A en endroit, le courant est plus faible. Selon le géologue, il est possible d’y prélever l’eau avec un tuyau s’enfonçant plus bas pour n’avoir que l’eau pure.
L’eau propre sera stockée dans un réservoir.
Hans Rudolf Keusen recommande la solution du réservoir d’eau pour les petites cabanes également.
Pour les plus grandes cabanes, le géologue propose une mini centrale hydraulique avec turbine, ce qui permet de couvrir les besoins énergétiques de base de la cabane.
Les 153 cabanes du Club alpin suisse (CAS) sont la propriété de 105 sections du CAS.
En 2011, les cabanes ont enregistré plus de 336’000 nuitées, soit 0,6% de moins que l’année précédente.
Le chiffre d’affaires total s’est élevé à 26,8 millions de francs, répartis ainsi: 19,4 millions grâce à la restauration et 7,4 millions pour les nuitées.

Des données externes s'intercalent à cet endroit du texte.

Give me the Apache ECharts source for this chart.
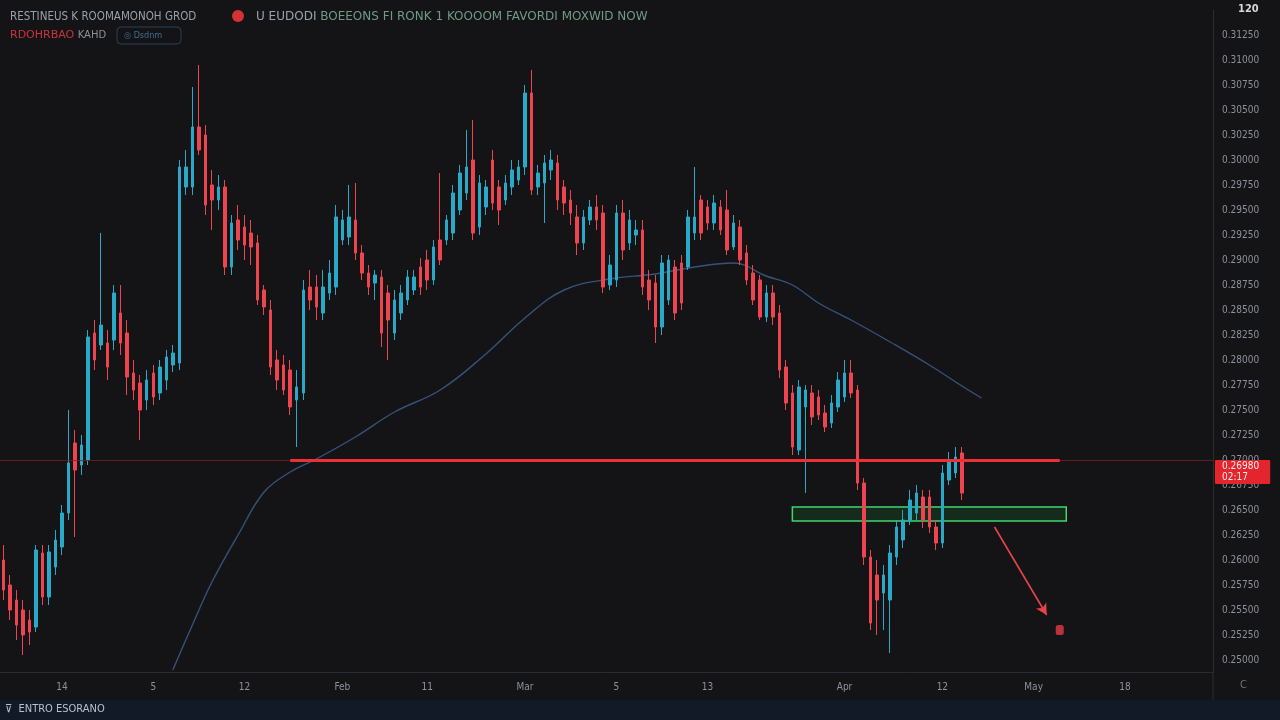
<!DOCTYPE html>
<html>
<head>
<meta charset="utf-8">
<script src="https://cdn.jsdelivr.net/npm/echarts@6/dist/echarts.min.js"></script>
<style>
  html, body { margin: 0; padding: 0; background: #141416; }
  #chart { width: 1280px; height: 720px; }
</style>
</head>
<body>
<div id="chart"></div>
<script>
// x axis: number of slots and the few labelled dates
const slotCount = 186
const dateLabels = [[9, '14'], [23, '5'], [37, '12'], [52, 'Feb'], [65, '11'], [80, 'Mar'], [94, '5'], [108, '13'], [129, 'Apr'], [144, '12'], [158, 'May'], [172, '18']]

// price ticks on the right
const priceTicks = [0.2500, 0.2525, 0.2550, 0.2575, 0.2600, 0.2625, 0.2650, 0.2675, 0.2700, 0.2725, 0.2750, 0.2775, 0.2800,
  0.2825, 0.2850, 0.2875, 0.2900, 0.2925, 0.2950, 0.2975, 0.3000, 0.3025, 0.3050, 0.3075, 0.3100, 0.3125]

// candles: [open, close, low, high]
const candles = [
  [0.2600, 0.2570, 0.2560, 0.2615], [0.2575, 0.2550, 0.2540, 0.2585], [0.2560, 0.2535, 0.2520, 0.2570], [0.2550, 0.2525, 0.2505, 0.2560],
  [0.2540, 0.2528, 0.2515, 0.2550], [0.2533, 0.2610, 0.2528, 0.2615], [0.2607, 0.2563, 0.2555, 0.2615], [0.2563, 0.2608, 0.2555, 0.2615],
  [0.2593, 0.2620, 0.2585, 0.2630], [0.2613, 0.2647, 0.2605, 0.2655], [0.2647, 0.2697, 0.2640, 0.2750], [0.2717, 0.2690, 0.2623, 0.2730],
  [0.2695, 0.2715, 0.2685, 0.2725], [0.2700, 0.2823, 0.2695, 0.2830], [0.2827, 0.2800, 0.2790, 0.2840], [0.2815, 0.2835, 0.2810, 0.2927],
  [0.2817, 0.2793, 0.2780, 0.2830], [0.2820, 0.2867, 0.2810, 0.2875], [0.2847, 0.2817, 0.2805, 0.2875], [0.2827, 0.2783, 0.2765, 0.2840],
  [0.2787, 0.2770, 0.2760, 0.2800], [0.2777, 0.2750, 0.2720, 0.2785], [0.2760, 0.2780, 0.2750, 0.2790], [0.2787, 0.2763, 0.2755, 0.2795],
  [0.2767, 0.2793, 0.2760, 0.2800], [0.2780, 0.2803, 0.2770, 0.2810], [0.2795, 0.2807, 0.2788, 0.2815], [0.2797, 0.2993, 0.2790, 0.3000],
  [0.2973, 0.2993, 0.2965, 0.3010], [0.2973, 0.3033, 0.2965, 0.3073], [0.3033, 0.3010, 0.3005, 0.3095], [0.3025, 0.2955, 0.2945, 0.3035],
  [0.2975, 0.2960, 0.2930, 0.2990], [0.2960, 0.2973, 0.2950, 0.2985], [0.2973, 0.2893, 0.2885, 0.2980], [0.2893, 0.2937, 0.2885, 0.2945],
  [0.2940, 0.2920, 0.2910, 0.2955], [0.2933, 0.2915, 0.2900, 0.2945], [0.2927, 0.2913, 0.2895, 0.2940], [0.2917, 0.2860, 0.2855, 0.2925],
  [0.2870, 0.2853, 0.2845, 0.2875], [0.2850, 0.2793, 0.2785, 0.2860], [0.2800, 0.2780, 0.2770, 0.2810], [0.2795, 0.2770, 0.2765, 0.2805],
  [0.2790, 0.2753, 0.2745, 0.2800], [0.2760, 0.2773, 0.2713, 0.2790], [0.2767, 0.2870, 0.2760, 0.2880], [0.2873, 0.2860, 0.2850, 0.2890],
  [0.2873, 0.2853, 0.2840, 0.2885], [0.2847, 0.2873, 0.2840, 0.2890], [0.2867, 0.2887, 0.2860, 0.2900], [0.2873, 0.2943, 0.2865, 0.2955],
  [0.2920, 0.2940, 0.2915, 0.2950], [0.2923, 0.2943, 0.2915, 0.2975], [0.2940, 0.2907, 0.2900, 0.2977], [0.2907, 0.2887, 0.2880, 0.2915],
  [0.2887, 0.2873, 0.2865, 0.2895], [0.2877, 0.2885, 0.2860, 0.2890], [0.2883, 0.2827, 0.2813, 0.2890], [0.2867, 0.2840, 0.2800, 0.2875],
  [0.2827, 0.2860, 0.2820, 0.2870], [0.2847, 0.2867, 0.2840, 0.2875], [0.2860, 0.2883, 0.2855, 0.2890], [0.2870, 0.2883, 0.2865, 0.2890],
  [0.2893, 0.2873, 0.2865, 0.2902], [0.2900, 0.2880, 0.2870, 0.2910], [0.2880, 0.2913, 0.2875, 0.2920], [0.2920, 0.2900, 0.2895, 0.2987],
  [0.2920, 0.2940, 0.2915, 0.2945], [0.2927, 0.2967, 0.2920, 0.2975], [0.2950, 0.2987, 0.2945, 0.2995], [0.2967, 0.2993, 0.2960, 0.3030],
  [0.3000, 0.2927, 0.2920, 0.3040], [0.2933, 0.2977, 0.2925, 0.2985], [0.2953, 0.2973, 0.2945, 0.2980], [0.3000, 0.2957, 0.2950, 0.3010],
  [0.2973, 0.2950, 0.2935, 0.2980], [0.2960, 0.2977, 0.2955, 0.2985], [0.2973, 0.2990, 0.2965, 0.3000], [0.2980, 0.2993, 0.2975, 0.3000],
  [0.2993, 0.3067, 0.2985, 0.3075], [0.3067, 0.2970, 0.2965, 0.3090], [0.2973, 0.2987, 0.2965, 0.2995], [0.2977, 0.2997, 0.2937, 0.3005],
  [0.2990, 0.3000, 0.2980, 0.3010], [0.2997, 0.2960, 0.2950, 0.3005], [0.2973, 0.2957, 0.2945, 0.2980], [0.2960, 0.2947, 0.2935, 0.2970],
  [0.2943, 0.2917, 0.2905, 0.2955], [0.2917, 0.2943, 0.2910, 0.2950], [0.2940, 0.2953, 0.2935, 0.2960], [0.2953, 0.2940, 0.2930, 0.2965],
  [0.2947, 0.2873, 0.2867, 0.2955], [0.2875, 0.2895, 0.2870, 0.2905], [0.2880, 0.2947, 0.2873, 0.2955], [0.2947, 0.2910, 0.2900, 0.2960],
  [0.2917, 0.2940, 0.2910, 0.2950], [0.2925, 0.2930, 0.2915, 0.2940], [0.2930, 0.2873, 0.2865, 0.2940], [0.2880, 0.2860, 0.2850, 0.2890],
  [0.2877, 0.2833, 0.2817, 0.2885], [0.2833, 0.2897, 0.2825, 0.2905], [0.2860, 0.2900, 0.2855, 0.2905], [0.2893, 0.2847, 0.2840, 0.2900],
  [0.2897, 0.2857, 0.2850, 0.2905], [0.2893, 0.2943, 0.2890, 0.2950], [0.2927, 0.2943, 0.2920, 0.2993], [0.2960, 0.2927, 0.2920, 0.2965],
  [0.2953, 0.2937, 0.2930, 0.2960], [0.2937, 0.2957, 0.2930, 0.2965], [0.2953, 0.2930, 0.2925, 0.2960], [0.2950, 0.2910, 0.2905, 0.2970],
  [0.2913, 0.2937, 0.2910, 0.2945], [0.2933, 0.2900, 0.2895, 0.2940], [0.2907, 0.2880, 0.2875, 0.2915], [0.2887, 0.2860, 0.2855, 0.2895],
  [0.2880, 0.2843, 0.2840, 0.2885], [0.2843, 0.2867, 0.2838, 0.2875], [0.2867, 0.2843, 0.2835, 0.2875], [0.2847, 0.2790, 0.2782, 0.2855],
  [0.2793, 0.2757, 0.2750, 0.2800], [0.2767, 0.2713, 0.2705, 0.2775], [0.2710, 0.2773, 0.2705, 0.2780], [0.2753, 0.2770, 0.2667, 0.2775],
  [0.2767, 0.2743, 0.2735, 0.2775], [0.2763, 0.2745, 0.2740, 0.2770], [0.2747, 0.2733, 0.2728, 0.2755], [0.2737, 0.2757, 0.2732, 0.2765],
  [0.2753, 0.2780, 0.2748, 0.2788], [0.2763, 0.2787, 0.2758, 0.2800], [0.2787, 0.2767, 0.2762, 0.2800], [0.2770, 0.2677, 0.2670, 0.2775],
  [0.2677, 0.2603, 0.2595, 0.2682], [0.2603, 0.2537, 0.2530, 0.2610], [0.2585, 0.2560, 0.2525, 0.2600], [0.2567, 0.2585, 0.2530, 0.2595],
  [0.2560, 0.2607, 0.2507, 0.2615], [0.2603, 0.2633, 0.2595, 0.2640], [0.2620, 0.2640, 0.2612, 0.2650], [0.2640, 0.2660, 0.2635, 0.2670],
  [0.2647, 0.2667, 0.2640, 0.2675], [0.2663, 0.2640, 0.2632, 0.2670], [0.2663, 0.2633, 0.2627, 0.2670], [0.2633, 0.2617, 0.2610, 0.2640],
  [0.2617, 0.2687, 0.2612, 0.2695], [0.2680, 0.2700, 0.2675, 0.2708], [0.2687, 0.2703, 0.2682, 0.2713], [0.2707, 0.2667, 0.2660, 0.2713]
]

// moving average: [slot, price]
const maPoints = [[26, 0.2490], [29, 0.2535], [32, 0.2578], [36, 0.2625], [40, 0.2668], [44, 0.2688], [48, 0.2701], [54, 0.2723],
  [60, 0.2748], [67, 0.2770], [74, 0.2806], [80, 0.2842], [86, 0.2870], [93, 0.2881], [100, 0.2886], [106, 0.2893], [112, 0.2897],
  [117, 0.2884], [121, 0.2875], [125, 0.2857], [130, 0.2840], [136, 0.2818], [142, 0.2795], [147, 0.2774], [150, 0.2762]]

// drawings
const resistanceLine = { from: 44, to: 162, price: 0.2700 }
const supportZone = { from: 121, to: 163, top: 0.2653, bottom: 0.2639 }
const arrowPath = [[152, 0.2633], [160, 0.2545]]
const markerPoint = [[162, 0.2530]]
const lastPrice = 0.2698
const priceTagText = '0.26980\n02:17'

const upColor = '#2aa8c8'
const downColor = '#ee4450'
const uiFont = '"DejaVu Sans Condensed", "Liberation Sans", sans-serif'
const headFont = '"DejaVu Sans", "Liberation Sans", sans-serif'

const categories = []
for (let i = 0; i < slotCount; i++) categories.push('')
dateLabels.forEach(([i, t]) => { categories[i] = t })

const chart = echarts.init(document.getElementById('chart'))

chart.setOption({
  backgroundColor: '#141416',
  animation: false,
  grid: { left: 0, right: 67, top: 10, bottom: 48 },
  xAxis: {
    type: 'category',
    data: categories,
    axisLine: { show: true, lineStyle: { color: '#2a2c33' } },
    axisTick: { show: false },
    axisLabel: { interval: 0, color: '#8d919b', fontSize: 10, margin: 10, fontFamily: uiFont },
    splitLine: { show: false }
  },
  yAxis: {
    type: 'value',
    position: 'right',
    min: 0.2488,
    max: 0.3150,
    axisLine: { show: true, lineStyle: { color: '#2a2c33' } },
    axisTick: { show: false },
    splitLine: { show: false },
    axisLabel: {
      customValues: priceTicks,
      color: '#8d919b',
      fontSize: 10,
      margin: 9,
      fontFamily: uiFont,
      formatter: v => v.toFixed(5)
    }
  },
  series: [
    {
      type: 'line',
      data: maPoints,
      smooth: 0.4,
      showSymbol: false,
      lineStyle: { color: '#36527a', width: 1.4 },
      z: 1
    },
    {
      type: 'candlestick',
      data: candles,
      barWidth: 3,
      itemStyle: {
        color: upColor,
        color0: downColor,
        borderColor: upColor,
        borderColor0: downColor,
        borderWidth: 1
      },
      z: 2,
      markArea: {
        silent: true,
        itemStyle: { color: 'rgba(22,70,36,0.45)', borderColor: '#3fd66b', borderWidth: 1.5 },
        data: [[
          { coord: [supportZone.from, supportZone.top] },
          { coord: [supportZone.to, supportZone.bottom] }
        ]]
      },
      markLine: {
        silent: true,
        symbol: ['none', 'none'],
        label: { show: false },
        data: [
          {
            yAxis: lastPrice,
            lineStyle: { color: 'rgba(130,30,32,0.75)', width: 1, type: 'solid' },
            label: {
              show: true,
              position: 'end',
              distance: 2,
              offset: [0, 12],
              formatter: priceTagText,
              backgroundColor: '#e3262d',
              color: '#ffe9e9',
              fontSize: 10,
              lineHeight: 11,
              padding: [1, 11, 1, 7],
              borderRadius: 1,
              fontFamily: uiFont
            }
          },
          [
            { coord: [resistanceLine.from, resistanceLine.price], lineStyle: { color: '#ee2f33', width: 3, type: 'solid' } },
            { coord: [resistanceLine.to, resistanceLine.price] }
          ],
          [
            { coord: arrowPath[0], symbol: 'none', lineStyle: { color: '#e8434a', width: 1.6, type: 'solid' } },
            { coord: arrowPath[1], symbol: 'arrow', symbolSize: [9, 11] }
          ]
        ]
      }
    },
    {
      type: 'scatter',
      data: markerPoint,
      symbol: 'roundRect',
      symbolSize: [8, 10],
      itemStyle: { color: '#e23b43' },
      z: 3
    }
  ],
  graphic: [
    {
      type: 'text', left: 10, top: 11,
      style: { text: 'RESTINEUS K ROOMAMONOH GROD', fill: '#9aa0a9', font: '11.5px ' + uiFont }
    },
    { type: 'circle', shape: { cx: 238, cy: 16, r: 6 }, style: { fill: '#d63134' } },
    {
      type: 'text', left: 256, top: 11,
      style: {
        text: '{a|U EUDODI} {b|BOEEONS FI RONK 1 KOOOOM FAVORDI MOXWID NOW}',
        font: '12px ' + headFont,
        rich: {
          a: { fill: '#9aa0a9', font: '12px ' + headFont },
          b: { fill: '#6f9a86', font: '12px ' + headFont }
        }
      }
    },
    {
      type: 'text', left: 10, top: 30,
      style: {
        text: '{r|RDOHRBAO} {g|KAHD}',
        font: '11px ' + headFont,
        rich: {
          r: { fill: '#c9343a', font: '11px ' + headFont },
          g: { fill: '#8b919a', font: '10px ' + headFont }
        }
      }
    },
    { type: 'rect', shape: { x: 117, y: 27, width: 64, height: 17, r: 4 }, style: { fill: 'transparent', stroke: '#24425e', lineWidth: 1 } },
    { type: 'text', left: 124, top: 31, style: { text: '◎ Dsdnm', fill: '#3f6d8e', font: '9px ' + uiFont } },
    { type: 'text', left: 1238, top: 4, style: { text: '120', fill: '#d5d8de', font: 'bold 11px ' + uiFont } },
    { type: 'line', shape: { x1: 1213, y1: 672, x2: 1213, y2: 700 }, style: { stroke: '#2a2c33', lineWidth: 1 } },
    { type: 'text', left: 1240, top: 680, style: { text: 'C', fill: '#6d717a', font: '11px ' + uiFont } },
    { type: 'rect', shape: { x: 0, y: 700, width: 1280, height: 20 }, style: { fill: '#121a27' } },
    { type: 'text', left: 5, top: 704, style: { text: '⊽  ENTRO ESORANO', fill: '#b7c0cc', font: '11px ' + uiFont } }
  ]
})
</script>
</body>
</html>
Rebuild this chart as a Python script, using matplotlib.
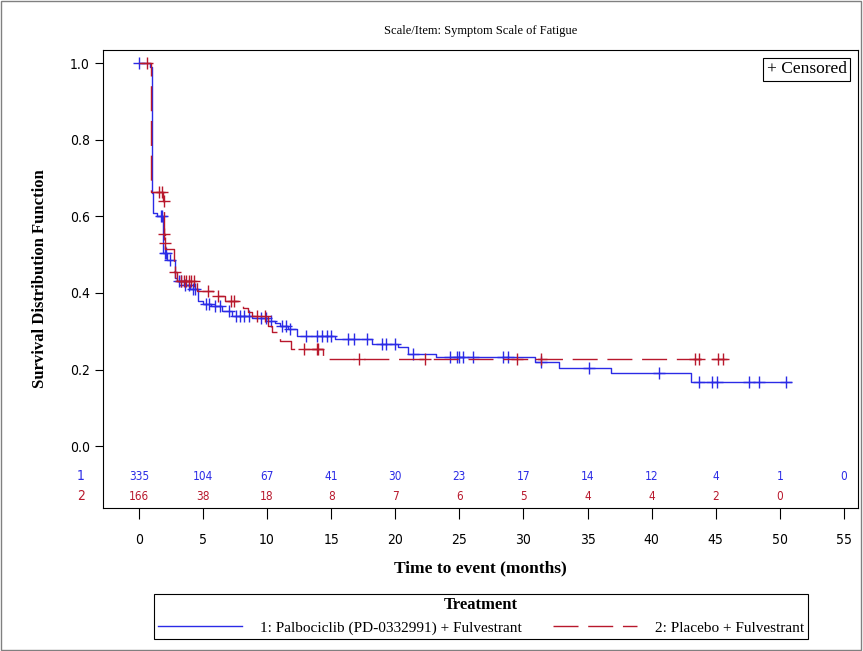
import numpy as np
import matplotlib
matplotlib.use("Agg")
import matplotlib.pyplot as plt
from matplotlib.lines import Line2D
from matplotlib.patches import Rectangle

# Kaplan-Meier step data
blue_t = [0, 0.9, 1.0, 1.1, 1.4, 1.9, 2.2, 2.8, 3.0, 3.5, 4.0, 4.6, 5.0, 5.6, 6.5, 7.3, 8.8,
          10.1, 10.6, 11.0, 11.6, 12.3, 15.3, 18.2, 20.2, 21.0, 23.2, 30.9, 32.8, 36.8, 43.1]
blue_s = [1.0, 0.99, 0.66, 0.61, 0.60, 0.505, 0.485, 0.44, 0.43, 0.42, 0.41, 0.38, 0.372, 0.365,
          0.354, 0.341, 0.335, 0.328, 0.323, 0.315, 0.305, 0.289, 0.281, 0.268, 0.26, 0.242, 0.232,
          0.219, 0.203, 0.19, 0.169]
blue_end = 50.9
blue_cens = [0.0, 1.7, 1.8, 2.0, 2.1, 2.4, 3.1, 3.3, 3.6, 3.9, 4.2, 4.4, 5.2, 5.5, 5.9, 6.3, 7.0,
             7.6, 7.9, 8.2, 8.6, 9.5, 9.9, 10.3, 11.2, 11.5, 11.8, 13.0, 13.9, 14.3, 14.7, 15.0,
             16.3, 16.8, 17.8, 19.0, 19.3, 20.0, 21.4, 24.3, 24.8, 25.0, 25.3, 26.1, 28.4, 28.8,
             31.4, 35.1, 40.6, 43.7, 44.7, 45.1, 47.6, 48.4, 50.5]

red_t = [0, 0.95, 1.9, 1.95, 2.0, 2.05, 2.7, 3.0, 4.5, 5.8, 6.7, 8.1, 8.5, 8.8, 10.1, 10.4, 11.0,
         11.9, 14.4]
red_s = [1.0, 0.664, 0.64, 0.555, 0.53, 0.515, 0.456, 0.432, 0.406, 0.393, 0.38, 0.362, 0.35,
         0.341, 0.315, 0.297, 0.276, 0.255, 0.227]
red_end = 45.9
red_cens = [0.6, 1.6, 1.8, 1.92, 1.97, 2.02, 2.8, 3.3, 3.5, 3.7, 3.9, 4.1, 4.3, 5.4, 6.2, 7.2,
            7.4, 9.2, 9.8, 12.9, 13.9, 14.0, 17.2, 22.3, 29.5, 31.4, 43.4, 43.7, 45.2, 45.6]

risk_times = [0, 5, 10, 15, 20, 25, 30, 35, 40, 45, 50, 55]
risk_blue = [335, 104, 67, 41, 30, 23, 17, 14, 12, 4, 1, 0]
risk_red = [166, 38, 18, 8, 7, 6, 5, 4, 4, 2, 0]

BLUE = "#2B2BE6"
RED = "#B8182C"
DASH = (0, (18, 7))
serif = ["Liberation Serif", "DejaVu Serif"]
narrow = dict(family="DejaVu Sans", fontstretch="condensed")


def step_value(times, surv, x):
    idx = np.searchsorted(times, x, side="right") - 1
    return np.array(surv)[idx]


fig = plt.figure(figsize=(8.63, 6.51), dpi=100)
fig.patches.append(Rectangle((0.001, 0.001), 0.997, 0.997, transform=fig.transFigure,
                             fill=False, ec="#808080", lw=1))
ax = fig.add_axes([103 / 863, 1 - 508 / 651, 755 / 863, 458 / 651])

for t, s, end, cens, col, ls in [(blue_t, blue_s, blue_end, blue_cens, BLUE, "-"),
                                 (red_t, red_s, red_end, red_cens, RED, DASH)]:
    ax.step(list(t) + [end], list(s) + [s[-1]], where="post", color=col, lw=1, ls=ls)
    ax.plot(cens, step_value(t, s, cens), ls="none", marker="+", ms=9, mew=1, color=col)

ax.set_xlim(-2.8, 56.1)
ax.set_ylim(-0.161, 1.034)
ax.set_xticks(risk_times)
ax.set_yticks([0.0, 0.2, 0.4, 0.6, 0.8, 1.0])
ax.set_yticklabels(["0.0", "0.2", "0.4", "0.6", "0.8", "1.0"], fontsize=10, **narrow)
ax.set_xticklabels([str(v) for v in risk_times], fontsize=10, **narrow)
ax.tick_params(axis="x", length=8, pad=10)
ax.tick_params(axis="y", length=6)

# number at risk rows
for i, v in enumerate(risk_blue):
    ax.text(risk_times[i], -0.078, str(v), ha="center", va="center", color=BLUE,
            fontsize=8.5, **narrow)
for i, v in enumerate(risk_red):
    ax.text(risk_times[i], -0.130, str(v), ha="center", va="center", color=RED,
            fontsize=8.5, **narrow)
ax.text(-0.024, -0.078, "1", transform=ax.get_yaxis_transform(), ha="right", va="center",
        color=BLUE, fontsize=10, **narrow)
ax.text(-0.024, -0.130, "2", transform=ax.get_yaxis_transform(), ha="right", va="center",
        color=RED, fontsize=10, **narrow)

ax.set_xlabel("Time to event (months)", family=serif, fontsize=12.5, fontweight="bold",
              labelpad=10)
ax.set_ylabel("Survival Distribution Function", family=serif, fontsize=12, fontweight="bold",
              labelpad=16)
fig.text(481 / 863, 1 - 31 / 651, "Scale/Item: Symptom Scale of Fatigue", ha="center",
         va="center", family=serif, fontsize=9)

ax.text(0.985, 0.975, "+ Censored", transform=ax.transAxes, ha="right", va="top",
        family=serif, fontsize=12.5,
        bbox=dict(boxstyle="square,pad=0.2", fc="white", ec="black", lw=0.8))

handles = [Line2D([], [], color=BLUE, lw=1),
           Line2D([], [], color=RED, lw=1, ls=DASH)]
leg = fig.legend(handles, ["1: Palbociclib (PD-0332991) + Fulvestrant", "2: Placebo + Fulvestrant"],
                 loc="upper center", bbox_to_anchor=(481 / 863, 1 - 586 / 651), ncol=2,
                 title="Treatment", fancybox=False, edgecolor="black", framealpha=1,
                 prop={"family": serif, "size": 11}, handlelength=5.5, borderpad=0.25,
                 columnspacing=2.0, handletextpad=1.2)
leg.get_frame().set_linewidth(0.8)
leg.get_title().set_fontfamily(serif)
leg.get_title().set_fontweight("bold")
leg.get_title().set_fontsize(12)

fig.savefig("out.png", dpi=100)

Les sections sont également responsables des rénovations ou agrandissements, mais les projets doivent être approuvés par la Commission des cabanes du CAS, qui peut demander des solutions professionnelles pour garantir la qualité.
Les sections financent 75% des coûts de transformation, et la centrale finance le reste.